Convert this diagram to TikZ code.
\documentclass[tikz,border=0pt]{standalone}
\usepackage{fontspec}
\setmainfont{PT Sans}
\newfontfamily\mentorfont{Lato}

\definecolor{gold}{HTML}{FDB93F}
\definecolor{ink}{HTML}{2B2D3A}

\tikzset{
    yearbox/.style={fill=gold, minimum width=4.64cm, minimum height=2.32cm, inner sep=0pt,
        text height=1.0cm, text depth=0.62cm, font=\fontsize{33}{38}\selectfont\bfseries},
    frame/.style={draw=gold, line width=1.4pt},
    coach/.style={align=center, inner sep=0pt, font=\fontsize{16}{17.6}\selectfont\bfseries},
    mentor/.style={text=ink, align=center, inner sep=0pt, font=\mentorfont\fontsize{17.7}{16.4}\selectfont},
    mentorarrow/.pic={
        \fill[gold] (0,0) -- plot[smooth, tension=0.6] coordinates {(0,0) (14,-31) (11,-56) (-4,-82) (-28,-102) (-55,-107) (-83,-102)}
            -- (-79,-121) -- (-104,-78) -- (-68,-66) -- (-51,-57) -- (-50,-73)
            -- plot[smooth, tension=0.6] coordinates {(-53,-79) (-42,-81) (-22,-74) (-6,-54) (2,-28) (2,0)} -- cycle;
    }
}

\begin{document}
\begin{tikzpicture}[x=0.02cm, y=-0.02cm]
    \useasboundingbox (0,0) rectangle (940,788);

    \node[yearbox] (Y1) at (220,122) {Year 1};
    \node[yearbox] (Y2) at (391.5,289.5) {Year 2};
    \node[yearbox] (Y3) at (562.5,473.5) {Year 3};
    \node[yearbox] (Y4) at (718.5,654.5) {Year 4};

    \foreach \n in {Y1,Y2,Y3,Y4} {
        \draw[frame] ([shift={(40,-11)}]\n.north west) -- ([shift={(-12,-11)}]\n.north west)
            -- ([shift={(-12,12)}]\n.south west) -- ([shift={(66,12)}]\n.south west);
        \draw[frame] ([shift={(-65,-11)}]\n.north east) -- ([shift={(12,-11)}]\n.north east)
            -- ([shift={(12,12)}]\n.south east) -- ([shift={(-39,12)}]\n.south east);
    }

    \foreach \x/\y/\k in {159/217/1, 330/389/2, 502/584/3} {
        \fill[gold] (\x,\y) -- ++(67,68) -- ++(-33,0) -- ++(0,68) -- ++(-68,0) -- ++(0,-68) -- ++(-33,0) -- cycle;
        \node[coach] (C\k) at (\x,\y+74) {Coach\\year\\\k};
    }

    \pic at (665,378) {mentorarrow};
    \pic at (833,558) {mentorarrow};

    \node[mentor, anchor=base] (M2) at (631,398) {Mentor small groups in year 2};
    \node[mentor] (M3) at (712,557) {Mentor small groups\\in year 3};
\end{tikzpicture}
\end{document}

• **Problem details**
Return exactly the leading lines of the listing, stopping after the line in which "(0,0) rectangle (940,788);" occurs.

• **Response for this exercise**
Convert this diagram to TikZ code.
\documentclass[tikz,border=0pt]{standalone}
\usepackage{fontspec}
\setmainfont{PT Sans}
\newfontfamily\mentorfont{Lato}

\definecolor{gold}{HTML}{FDB93F}
\definecolor{ink}{HTML}{2B2D3A}

\tikzset{
    yearbox/.style={fill=gold, minimum width=4.64cm, minimum height=2.32cm, inner sep=0pt,
        text height=1.0cm, text depth=0.62cm, font=\fontsize{33}{38}\selectfont\bfseries},
    frame/.style={draw=gold, line width=1.4pt},
    coach/.style={align=center, inner sep=0pt, font=\fontsize{16}{17.6}\selectfont\bfseries},
    mentor/.style={text=ink, align=center, inner sep=0pt, font=\mentorfont\fontsize{17.7}{16.4}\selectfont},
    mentorarrow/.pic={
        \fill[gold] (0,0) -- plot[smooth, tension=0.6] coordinates {(0,0) (14,-31) (11,-56) (-4,-82) (-28,-102) (-55,-107) (-83,-102)}
            -- (-79,-121) -- (-104,-78) -- (-68,-66) -- (-51,-57) -- (-50,-73)
            -- plot[smooth, tension=0.6] coordinates {(-53,-79) (-42,-81) (-22,-74) (-6,-54) (2,-28) (2,0)} -- cycle;
    }
}

\begin{document}
\begin{tikzpicture}[x=0.02cm, y=-0.02cm]
    \useasboundingbox (0,0) rectangle (940,788);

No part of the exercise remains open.